A votre avis, qu’est-ce qu’il faut pour remédier à cette insalubrité?
L’Etat n’a qu’à faire son travail. Nous avons un gouvernorat, nous
avons un ministère, ils n’ont qu’à nettoyer le marché. S’ils veulent
ou ne peuvent pas du tout, qu’ils nous appellent on discute et on met
un contrat en place. Si on donne le nettoyage des marchés au GOHA,
nous allons nettoyer tous les marchés de façon extraordinaire et vous
ne verrez absolument rien. Mais cela demande des moyens. On peut le
faire parce que justement, nous on ne va pas détourner l’argent qui
sera destiné à ça. Les nettoyages qu’on faisait même des diplomates
de l’ambassade des États-Unis venaient balayer avec nous, avec des
directeurs de banques et de sociétés. Je prends cette garantie devant
le peuple qu’on peut le faire.
Vous dites dans un passage que le marché de Madina était le poumon du
système du commerce ouest-africain. Pourquoi il ne l’est plus
aujourd’hui?
Parce que les taxes sont augmentées, les autres pays ne viennent plus
acheter ici. Les taxes sont augmentées partout, tout est cher.
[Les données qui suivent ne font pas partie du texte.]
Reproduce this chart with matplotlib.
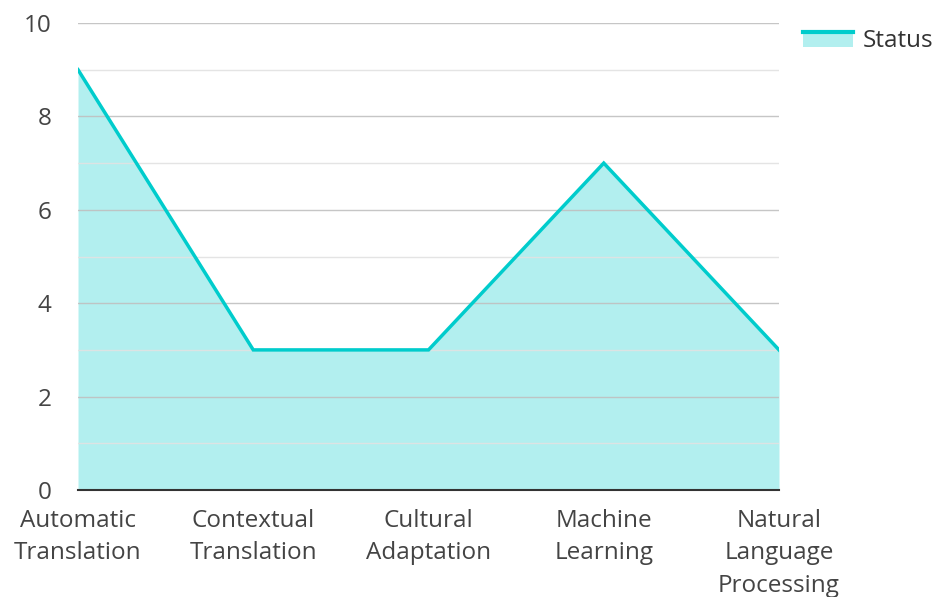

Après Ebola au lieu de diminuer les taxes pour essayer d’attirer
encore les gens, afin qu’ils viennent, on augmente.
En tant qu’opérateur économique pourquoi les prix augmentent de jour en jour?
Si les prix sont chers, on devait plutôt poser la question à la douane
et aux impôts. Pourquoi après Ebola les taxes ont été augmentées. C’est à eux que vous devez poser la question. Les commerçants ne rendent pas
la vie chère à la population. Celui qui le dit, dites-lui qu’il
ment, et que c’est Chérif Abdallah qui le dit.
Vous êtes candidat pour la présidence de la Chambre de commerce. Où en êtes-vous avec le conflit qui vous oppose à vos adversaires?
Vous savez il y a eu des sélections au niveau de Faranah, qui ne sont pas des
élections. Ils ont sélectionnés des gens pour dire qu’il y a eu des
élections. Il y a un rapport qui a démontré que tout est faux. Nous
avons été en contact avec près de 750 opérateurs économiques de
Faranah qui ont dénoncé cela. Ce qui s’est passé à Faranah, c’est tout
sauf une élection. Ensuite à Matoto il y a eu deux urnes. L’une c’est
Monsieur tel et l’autre c’est Monsieur tel, même dans un jeu d’enfant
on ne fait pas ça. Finalement même si ce sont des carnets que vous
déchirés, vous remplissez votre caisse, celui qui remplit le plus
c’est lui qui a gagné. Pourtant moi j’étais candidat, je n’avais pas
mon urne là-bas.
Le prochain vote est prévu quand ?
Il n’y a pas de vote d’abord, parce que si on décide de maintenir cette
magouille là, ceux qui vont cautionner cette magouille-là, on va demander
leur départ quel que soit leur niveau et je jure ils bougeront. Et
pour ça nous mettrons tous les opérateurs économiques en Guinée et à
l’extérieur en mouvement. On ne cautionnera pas ça. Un tordu ou
n’importe qui ne parlera pas au nom des opérateurs économiques, alors
que nous savons pertinemment que la personne est tordue.